Saved data entries:

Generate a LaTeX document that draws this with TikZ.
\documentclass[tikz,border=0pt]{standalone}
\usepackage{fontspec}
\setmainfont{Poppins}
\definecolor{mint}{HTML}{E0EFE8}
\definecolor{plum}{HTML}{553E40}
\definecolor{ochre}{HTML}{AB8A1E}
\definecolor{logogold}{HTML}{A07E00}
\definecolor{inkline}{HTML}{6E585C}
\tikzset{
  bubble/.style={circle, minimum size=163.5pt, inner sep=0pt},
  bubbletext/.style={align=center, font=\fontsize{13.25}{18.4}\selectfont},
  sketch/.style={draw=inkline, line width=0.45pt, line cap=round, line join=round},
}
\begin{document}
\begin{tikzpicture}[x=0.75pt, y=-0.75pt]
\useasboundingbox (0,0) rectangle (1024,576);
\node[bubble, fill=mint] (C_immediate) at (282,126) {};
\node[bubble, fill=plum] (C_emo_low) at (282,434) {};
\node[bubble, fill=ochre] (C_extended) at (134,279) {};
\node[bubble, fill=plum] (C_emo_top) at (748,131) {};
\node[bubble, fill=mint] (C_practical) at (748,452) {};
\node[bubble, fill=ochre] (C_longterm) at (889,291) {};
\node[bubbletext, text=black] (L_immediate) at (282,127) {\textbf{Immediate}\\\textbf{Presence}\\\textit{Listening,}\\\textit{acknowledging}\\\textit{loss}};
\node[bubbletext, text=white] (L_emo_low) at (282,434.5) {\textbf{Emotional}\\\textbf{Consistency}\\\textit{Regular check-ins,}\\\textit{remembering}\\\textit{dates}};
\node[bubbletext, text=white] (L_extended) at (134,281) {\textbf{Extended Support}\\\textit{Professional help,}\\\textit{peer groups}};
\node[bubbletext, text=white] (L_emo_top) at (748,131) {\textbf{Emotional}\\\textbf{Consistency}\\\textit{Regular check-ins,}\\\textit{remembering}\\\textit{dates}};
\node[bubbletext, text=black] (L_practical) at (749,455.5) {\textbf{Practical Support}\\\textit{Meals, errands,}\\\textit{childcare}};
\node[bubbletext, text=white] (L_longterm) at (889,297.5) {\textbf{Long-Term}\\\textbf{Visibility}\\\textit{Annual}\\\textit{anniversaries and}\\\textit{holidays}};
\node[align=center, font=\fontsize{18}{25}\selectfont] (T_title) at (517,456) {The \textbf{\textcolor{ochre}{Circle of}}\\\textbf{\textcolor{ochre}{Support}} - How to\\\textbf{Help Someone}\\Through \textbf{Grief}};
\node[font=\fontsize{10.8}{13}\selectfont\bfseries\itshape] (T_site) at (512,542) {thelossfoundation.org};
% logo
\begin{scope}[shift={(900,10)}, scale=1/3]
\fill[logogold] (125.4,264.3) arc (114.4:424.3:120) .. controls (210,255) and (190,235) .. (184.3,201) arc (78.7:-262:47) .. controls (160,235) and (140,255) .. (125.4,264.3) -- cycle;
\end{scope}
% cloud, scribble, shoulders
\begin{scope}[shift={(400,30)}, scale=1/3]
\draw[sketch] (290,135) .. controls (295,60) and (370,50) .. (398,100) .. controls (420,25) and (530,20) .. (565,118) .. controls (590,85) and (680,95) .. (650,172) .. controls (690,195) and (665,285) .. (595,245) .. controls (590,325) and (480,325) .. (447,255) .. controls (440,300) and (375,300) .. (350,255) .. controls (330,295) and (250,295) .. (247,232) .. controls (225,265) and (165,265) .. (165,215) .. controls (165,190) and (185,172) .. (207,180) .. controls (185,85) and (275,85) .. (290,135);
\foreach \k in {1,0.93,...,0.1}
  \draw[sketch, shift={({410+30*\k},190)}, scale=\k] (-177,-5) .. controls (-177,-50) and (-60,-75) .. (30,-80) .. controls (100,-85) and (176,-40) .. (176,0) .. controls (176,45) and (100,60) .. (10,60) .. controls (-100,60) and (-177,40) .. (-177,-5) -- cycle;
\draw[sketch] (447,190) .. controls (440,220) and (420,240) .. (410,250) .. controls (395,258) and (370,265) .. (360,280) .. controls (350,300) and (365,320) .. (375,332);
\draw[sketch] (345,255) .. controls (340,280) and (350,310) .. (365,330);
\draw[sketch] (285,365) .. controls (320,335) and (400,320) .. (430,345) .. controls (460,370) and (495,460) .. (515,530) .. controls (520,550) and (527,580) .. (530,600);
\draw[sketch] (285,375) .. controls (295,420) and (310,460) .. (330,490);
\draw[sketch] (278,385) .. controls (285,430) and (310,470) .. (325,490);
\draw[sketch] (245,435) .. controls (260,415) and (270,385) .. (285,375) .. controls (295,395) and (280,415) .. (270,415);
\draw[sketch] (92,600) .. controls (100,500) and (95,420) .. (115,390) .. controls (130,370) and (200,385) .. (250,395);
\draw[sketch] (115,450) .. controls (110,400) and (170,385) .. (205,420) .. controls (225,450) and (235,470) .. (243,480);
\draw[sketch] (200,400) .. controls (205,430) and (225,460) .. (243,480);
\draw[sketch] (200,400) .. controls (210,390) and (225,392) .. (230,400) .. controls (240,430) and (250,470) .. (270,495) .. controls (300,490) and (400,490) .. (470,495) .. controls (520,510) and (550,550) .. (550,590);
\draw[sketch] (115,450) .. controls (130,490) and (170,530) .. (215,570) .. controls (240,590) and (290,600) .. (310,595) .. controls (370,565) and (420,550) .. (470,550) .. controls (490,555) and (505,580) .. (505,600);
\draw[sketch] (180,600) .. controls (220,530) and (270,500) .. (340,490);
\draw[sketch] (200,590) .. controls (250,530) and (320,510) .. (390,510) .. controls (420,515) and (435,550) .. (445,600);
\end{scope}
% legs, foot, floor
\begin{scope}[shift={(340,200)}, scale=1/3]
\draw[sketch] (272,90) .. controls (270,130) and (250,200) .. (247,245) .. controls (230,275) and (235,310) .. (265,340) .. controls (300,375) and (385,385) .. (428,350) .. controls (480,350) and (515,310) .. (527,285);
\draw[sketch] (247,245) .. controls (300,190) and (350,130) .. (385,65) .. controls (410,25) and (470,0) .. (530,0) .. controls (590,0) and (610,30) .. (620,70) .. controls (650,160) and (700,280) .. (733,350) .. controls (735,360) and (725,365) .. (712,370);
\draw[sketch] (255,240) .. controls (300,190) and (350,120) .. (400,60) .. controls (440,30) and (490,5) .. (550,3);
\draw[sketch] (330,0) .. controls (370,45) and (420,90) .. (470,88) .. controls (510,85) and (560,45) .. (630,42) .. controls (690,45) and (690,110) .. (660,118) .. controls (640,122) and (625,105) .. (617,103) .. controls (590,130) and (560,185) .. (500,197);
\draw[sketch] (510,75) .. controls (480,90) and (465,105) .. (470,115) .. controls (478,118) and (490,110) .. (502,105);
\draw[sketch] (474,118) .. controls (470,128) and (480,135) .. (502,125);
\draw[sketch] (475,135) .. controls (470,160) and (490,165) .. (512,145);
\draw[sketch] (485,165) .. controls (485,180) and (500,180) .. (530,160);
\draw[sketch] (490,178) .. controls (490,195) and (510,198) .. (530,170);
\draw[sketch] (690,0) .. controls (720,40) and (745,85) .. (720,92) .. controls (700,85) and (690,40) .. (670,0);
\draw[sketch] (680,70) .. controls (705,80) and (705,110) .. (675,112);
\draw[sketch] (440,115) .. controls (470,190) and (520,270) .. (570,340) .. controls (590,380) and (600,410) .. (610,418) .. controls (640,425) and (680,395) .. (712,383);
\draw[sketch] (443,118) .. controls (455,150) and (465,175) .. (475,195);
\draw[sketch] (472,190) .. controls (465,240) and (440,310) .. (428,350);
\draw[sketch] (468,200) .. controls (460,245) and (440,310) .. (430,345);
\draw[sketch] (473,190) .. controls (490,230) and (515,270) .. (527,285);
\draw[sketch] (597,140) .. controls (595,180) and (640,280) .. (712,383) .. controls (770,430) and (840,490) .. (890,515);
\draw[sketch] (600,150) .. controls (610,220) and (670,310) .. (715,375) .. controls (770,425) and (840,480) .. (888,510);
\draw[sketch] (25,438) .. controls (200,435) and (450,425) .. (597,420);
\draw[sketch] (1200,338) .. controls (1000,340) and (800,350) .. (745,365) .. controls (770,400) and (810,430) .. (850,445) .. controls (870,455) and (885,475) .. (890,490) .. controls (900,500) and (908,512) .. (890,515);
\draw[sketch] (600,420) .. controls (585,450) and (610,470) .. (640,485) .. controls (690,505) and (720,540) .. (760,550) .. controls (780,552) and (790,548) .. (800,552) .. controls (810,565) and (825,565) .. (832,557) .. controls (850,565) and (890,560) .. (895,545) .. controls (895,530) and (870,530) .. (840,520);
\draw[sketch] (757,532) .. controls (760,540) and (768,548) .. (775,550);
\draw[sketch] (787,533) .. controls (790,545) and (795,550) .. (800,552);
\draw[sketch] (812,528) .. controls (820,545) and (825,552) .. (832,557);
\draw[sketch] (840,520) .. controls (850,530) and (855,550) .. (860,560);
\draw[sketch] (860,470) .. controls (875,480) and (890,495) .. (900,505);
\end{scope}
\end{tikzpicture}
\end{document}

* * *

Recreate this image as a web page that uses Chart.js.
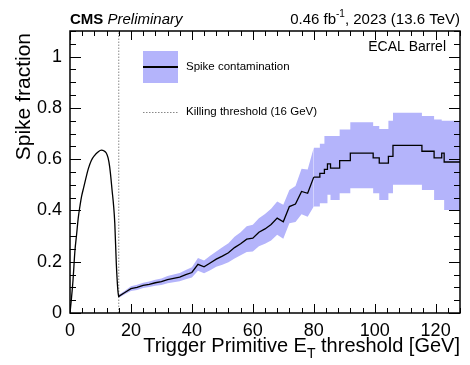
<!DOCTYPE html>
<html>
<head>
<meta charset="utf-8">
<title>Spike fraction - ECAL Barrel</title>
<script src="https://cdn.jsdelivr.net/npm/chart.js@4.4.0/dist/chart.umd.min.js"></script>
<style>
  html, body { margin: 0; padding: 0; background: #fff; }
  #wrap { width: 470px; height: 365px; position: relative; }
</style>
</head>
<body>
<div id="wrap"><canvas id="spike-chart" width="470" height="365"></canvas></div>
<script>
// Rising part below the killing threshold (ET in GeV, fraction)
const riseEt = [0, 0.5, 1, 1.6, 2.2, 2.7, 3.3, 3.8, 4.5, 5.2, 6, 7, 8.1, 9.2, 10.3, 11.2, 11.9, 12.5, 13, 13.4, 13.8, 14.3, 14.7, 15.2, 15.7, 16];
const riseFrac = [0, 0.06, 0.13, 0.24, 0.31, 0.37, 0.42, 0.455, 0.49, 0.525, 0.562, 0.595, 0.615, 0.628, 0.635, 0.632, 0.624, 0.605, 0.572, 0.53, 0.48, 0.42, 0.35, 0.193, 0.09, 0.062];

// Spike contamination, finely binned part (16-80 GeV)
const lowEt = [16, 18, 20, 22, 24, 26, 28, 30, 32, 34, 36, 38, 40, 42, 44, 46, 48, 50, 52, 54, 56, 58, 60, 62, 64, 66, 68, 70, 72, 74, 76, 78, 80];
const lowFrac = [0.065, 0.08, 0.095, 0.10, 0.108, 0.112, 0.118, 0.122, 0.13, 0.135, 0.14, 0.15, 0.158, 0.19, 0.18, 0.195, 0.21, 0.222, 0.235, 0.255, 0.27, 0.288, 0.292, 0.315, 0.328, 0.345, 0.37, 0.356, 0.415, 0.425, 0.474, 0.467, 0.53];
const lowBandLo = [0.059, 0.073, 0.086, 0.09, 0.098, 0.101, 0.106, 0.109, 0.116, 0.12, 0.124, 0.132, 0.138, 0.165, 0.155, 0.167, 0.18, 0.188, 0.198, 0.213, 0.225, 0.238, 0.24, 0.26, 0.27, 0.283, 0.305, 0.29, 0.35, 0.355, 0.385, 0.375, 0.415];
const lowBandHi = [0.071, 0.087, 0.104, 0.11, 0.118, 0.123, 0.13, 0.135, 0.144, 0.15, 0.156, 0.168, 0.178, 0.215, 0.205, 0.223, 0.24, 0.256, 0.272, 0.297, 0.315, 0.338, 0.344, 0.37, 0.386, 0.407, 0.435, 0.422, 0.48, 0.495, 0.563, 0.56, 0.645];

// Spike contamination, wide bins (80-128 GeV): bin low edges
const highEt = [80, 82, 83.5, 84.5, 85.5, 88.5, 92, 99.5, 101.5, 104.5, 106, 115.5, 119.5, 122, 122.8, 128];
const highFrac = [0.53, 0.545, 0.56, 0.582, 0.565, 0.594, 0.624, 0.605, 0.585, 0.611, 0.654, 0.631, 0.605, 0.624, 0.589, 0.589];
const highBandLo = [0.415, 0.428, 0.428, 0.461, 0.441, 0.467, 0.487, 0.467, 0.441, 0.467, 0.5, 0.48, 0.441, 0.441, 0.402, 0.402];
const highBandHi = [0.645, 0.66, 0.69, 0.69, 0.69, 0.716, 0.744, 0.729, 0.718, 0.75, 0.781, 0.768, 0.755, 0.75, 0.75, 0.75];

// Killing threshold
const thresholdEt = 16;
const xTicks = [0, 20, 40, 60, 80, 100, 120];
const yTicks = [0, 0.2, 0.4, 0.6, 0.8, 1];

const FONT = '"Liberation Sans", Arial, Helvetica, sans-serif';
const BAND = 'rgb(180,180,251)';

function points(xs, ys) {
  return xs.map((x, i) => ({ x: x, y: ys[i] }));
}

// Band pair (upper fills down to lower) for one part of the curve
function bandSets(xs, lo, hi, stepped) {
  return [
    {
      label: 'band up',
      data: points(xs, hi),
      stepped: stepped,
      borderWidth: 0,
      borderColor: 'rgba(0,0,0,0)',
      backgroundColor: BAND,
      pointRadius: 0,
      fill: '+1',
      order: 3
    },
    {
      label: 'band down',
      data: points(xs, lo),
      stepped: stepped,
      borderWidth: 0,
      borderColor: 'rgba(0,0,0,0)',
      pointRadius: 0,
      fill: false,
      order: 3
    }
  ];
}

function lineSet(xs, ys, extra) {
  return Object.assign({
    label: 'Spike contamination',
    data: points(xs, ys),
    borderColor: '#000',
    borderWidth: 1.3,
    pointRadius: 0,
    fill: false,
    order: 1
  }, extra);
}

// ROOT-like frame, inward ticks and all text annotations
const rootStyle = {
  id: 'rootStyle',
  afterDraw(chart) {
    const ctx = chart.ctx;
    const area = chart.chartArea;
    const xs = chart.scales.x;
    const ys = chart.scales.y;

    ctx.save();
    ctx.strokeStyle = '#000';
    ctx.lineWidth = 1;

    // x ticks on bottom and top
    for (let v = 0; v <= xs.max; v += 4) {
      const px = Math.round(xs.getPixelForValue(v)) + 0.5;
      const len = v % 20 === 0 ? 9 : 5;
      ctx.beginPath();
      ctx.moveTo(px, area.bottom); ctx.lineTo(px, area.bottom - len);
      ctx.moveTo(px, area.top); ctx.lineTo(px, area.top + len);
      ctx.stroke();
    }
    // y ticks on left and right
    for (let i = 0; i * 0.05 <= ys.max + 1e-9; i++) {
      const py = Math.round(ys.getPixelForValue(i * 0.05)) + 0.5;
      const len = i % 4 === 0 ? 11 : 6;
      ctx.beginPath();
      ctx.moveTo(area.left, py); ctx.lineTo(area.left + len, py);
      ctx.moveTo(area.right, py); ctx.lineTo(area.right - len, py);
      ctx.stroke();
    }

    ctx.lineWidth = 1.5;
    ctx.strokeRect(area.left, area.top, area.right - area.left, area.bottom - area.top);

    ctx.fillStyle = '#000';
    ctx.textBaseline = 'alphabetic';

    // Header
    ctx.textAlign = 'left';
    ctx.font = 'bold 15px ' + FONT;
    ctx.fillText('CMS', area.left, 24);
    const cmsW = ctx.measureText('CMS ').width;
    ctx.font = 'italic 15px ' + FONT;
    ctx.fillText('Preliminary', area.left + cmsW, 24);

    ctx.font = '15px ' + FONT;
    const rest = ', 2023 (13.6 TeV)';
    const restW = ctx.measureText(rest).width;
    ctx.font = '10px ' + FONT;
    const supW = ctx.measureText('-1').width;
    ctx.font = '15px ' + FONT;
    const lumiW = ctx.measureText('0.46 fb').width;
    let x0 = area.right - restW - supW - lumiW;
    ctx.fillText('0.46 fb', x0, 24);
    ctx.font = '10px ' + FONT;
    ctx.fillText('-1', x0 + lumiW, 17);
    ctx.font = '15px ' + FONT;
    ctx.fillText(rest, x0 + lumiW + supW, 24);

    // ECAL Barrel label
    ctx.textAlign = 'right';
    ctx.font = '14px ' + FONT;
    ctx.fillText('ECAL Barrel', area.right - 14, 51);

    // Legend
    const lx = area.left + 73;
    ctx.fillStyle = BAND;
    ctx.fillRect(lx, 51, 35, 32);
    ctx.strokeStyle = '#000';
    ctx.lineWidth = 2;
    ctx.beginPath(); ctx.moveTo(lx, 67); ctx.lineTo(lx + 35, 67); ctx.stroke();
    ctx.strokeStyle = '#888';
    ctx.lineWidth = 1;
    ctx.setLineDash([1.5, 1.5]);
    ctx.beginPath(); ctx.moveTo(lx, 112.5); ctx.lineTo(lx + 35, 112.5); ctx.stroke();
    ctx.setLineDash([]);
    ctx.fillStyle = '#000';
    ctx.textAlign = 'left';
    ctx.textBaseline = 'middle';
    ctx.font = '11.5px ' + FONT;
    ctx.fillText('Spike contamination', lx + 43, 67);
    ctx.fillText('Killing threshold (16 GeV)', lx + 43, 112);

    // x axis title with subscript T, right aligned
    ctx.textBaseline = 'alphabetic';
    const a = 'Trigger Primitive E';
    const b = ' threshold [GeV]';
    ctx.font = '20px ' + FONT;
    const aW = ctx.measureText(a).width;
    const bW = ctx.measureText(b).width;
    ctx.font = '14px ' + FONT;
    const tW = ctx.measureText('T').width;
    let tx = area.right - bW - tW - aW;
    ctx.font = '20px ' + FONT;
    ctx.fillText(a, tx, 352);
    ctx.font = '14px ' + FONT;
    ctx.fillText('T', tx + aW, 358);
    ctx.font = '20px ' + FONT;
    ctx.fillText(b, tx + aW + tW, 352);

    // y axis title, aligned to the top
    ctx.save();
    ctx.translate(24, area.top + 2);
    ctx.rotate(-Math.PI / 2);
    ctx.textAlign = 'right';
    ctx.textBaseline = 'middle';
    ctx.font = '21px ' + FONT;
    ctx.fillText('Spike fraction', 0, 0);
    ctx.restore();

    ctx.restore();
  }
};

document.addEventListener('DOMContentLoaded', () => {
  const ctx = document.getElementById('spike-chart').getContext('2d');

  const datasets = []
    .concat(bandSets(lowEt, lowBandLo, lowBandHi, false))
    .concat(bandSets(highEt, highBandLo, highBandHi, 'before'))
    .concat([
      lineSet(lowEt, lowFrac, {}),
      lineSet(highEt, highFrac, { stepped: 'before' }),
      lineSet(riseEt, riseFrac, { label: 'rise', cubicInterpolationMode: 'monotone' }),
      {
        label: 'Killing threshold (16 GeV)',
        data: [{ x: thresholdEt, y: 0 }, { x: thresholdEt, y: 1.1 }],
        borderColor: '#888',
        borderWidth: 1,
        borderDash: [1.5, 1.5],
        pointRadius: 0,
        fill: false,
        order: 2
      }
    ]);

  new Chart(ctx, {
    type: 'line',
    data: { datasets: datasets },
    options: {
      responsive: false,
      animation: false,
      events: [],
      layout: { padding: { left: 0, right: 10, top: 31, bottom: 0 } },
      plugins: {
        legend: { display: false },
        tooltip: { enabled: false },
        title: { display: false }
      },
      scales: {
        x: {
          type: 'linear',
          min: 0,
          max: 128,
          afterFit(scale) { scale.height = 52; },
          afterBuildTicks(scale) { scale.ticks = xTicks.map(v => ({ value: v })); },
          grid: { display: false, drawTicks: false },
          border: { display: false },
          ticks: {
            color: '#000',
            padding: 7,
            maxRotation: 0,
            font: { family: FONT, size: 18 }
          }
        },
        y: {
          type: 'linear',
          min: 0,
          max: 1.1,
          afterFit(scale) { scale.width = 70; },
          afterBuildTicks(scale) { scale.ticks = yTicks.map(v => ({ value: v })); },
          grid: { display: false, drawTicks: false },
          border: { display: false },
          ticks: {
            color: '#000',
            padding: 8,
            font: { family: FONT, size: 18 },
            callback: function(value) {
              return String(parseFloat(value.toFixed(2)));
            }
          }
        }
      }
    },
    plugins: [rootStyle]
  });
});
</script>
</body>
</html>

◆ The problem ◆
Extract, without any images, the part of the material above that opens with the line containing "Recreate this image" and closes with the line containing "0.563, 0.56, 0.645];", both lines included.

◆ Result of this exercise ◆
Recreate this image as a web page that uses Chart.js.
<!DOCTYPE html>
<html>
<head>
<meta charset="utf-8">
<title>Spike fraction - ECAL Barrel</title>
<script src="https://cdn.jsdelivr.net/npm/chart.js@4.4.0/dist/chart.umd.min.js"></script>
<style>
  html, body { margin: 0; padding: 0; background: #fff; }
  #wrap { width: 470px; height: 365px; position: relative; }
</style>
</head>
<body>
<div id="wrap"><canvas id="spike-chart" width="470" height="365"></canvas></div>
<script>
// Rising part below the killing threshold (ET in GeV, fraction)
const riseEt = [0, 0.5, 1, 1.6, 2.2, 2.7, 3.3, 3.8, 4.5, 5.2, 6, 7, 8.1, 9.2, 10.3, 11.2, 11.9, 12.5, 13, 13.4, 13.8, 14.3, 14.7, 15.2, 15.7, 16];
const riseFrac = [0, 0.06, 0.13, 0.24, 0.31, 0.37, 0.42, 0.455, 0.49, 0.525, 0.562, 0.595, 0.615, 0.628, 0.635, 0.632, 0.624, 0.605, 0.572, 0.53, 0.48, 0.42, 0.35, 0.193, 0.09, 0.062];

// Spike contamination, finely binned part (16-80 GeV)
const lowEt = [16, 18, 20, 22, 24, 26, 28, 30, 32, 34, 36, 38, 40, 42, 44, 46, 48, 50, 52, 54, 56, 58, 60, 62, 64, 66, 68, 70, 72, 74, 76, 78, 80];
const lowFrac = [0.065, 0.08, 0.095, 0.10, 0.108, 0.112, 0.118, 0.122, 0.13, 0.135, 0.14, 0.15, 0.158, 0.19, 0.18, 0.195, 0.21, 0.222, 0.235, 0.255, 0.27, 0.288, 0.292, 0.315, 0.328, 0.345, 0.37, 0.356, 0.415, 0.425, 0.474, 0.467, 0.53];
const lowBandLo = [0.059, 0.073, 0.086, 0.09, 0.098, 0.101, 0.106, 0.109, 0.116, 0.12, 0.124, 0.132, 0.138, 0.165, 0.155, 0.167, 0.18, 0.188, 0.198, 0.213, 0.225, 0.238, 0.24, 0.26, 0.27, 0.283, 0.305, 0.29, 0.35, 0.355, 0.385, 0.375, 0.415];
const lowBandHi = [0.071, 0.087, 0.104, 0.11, 0.118, 0.123, 0.13, 0.135, 0.144, 0.15, 0.156, 0.168, 0.178, 0.215, 0.205, 0.223, 0.24, 0.256, 0.272, 0.297, 0.315, 0.338, 0.344, 0.37, 0.386, 0.407, 0.435, 0.422, 0.48, 0.495, 0.563, 0.56, 0.645];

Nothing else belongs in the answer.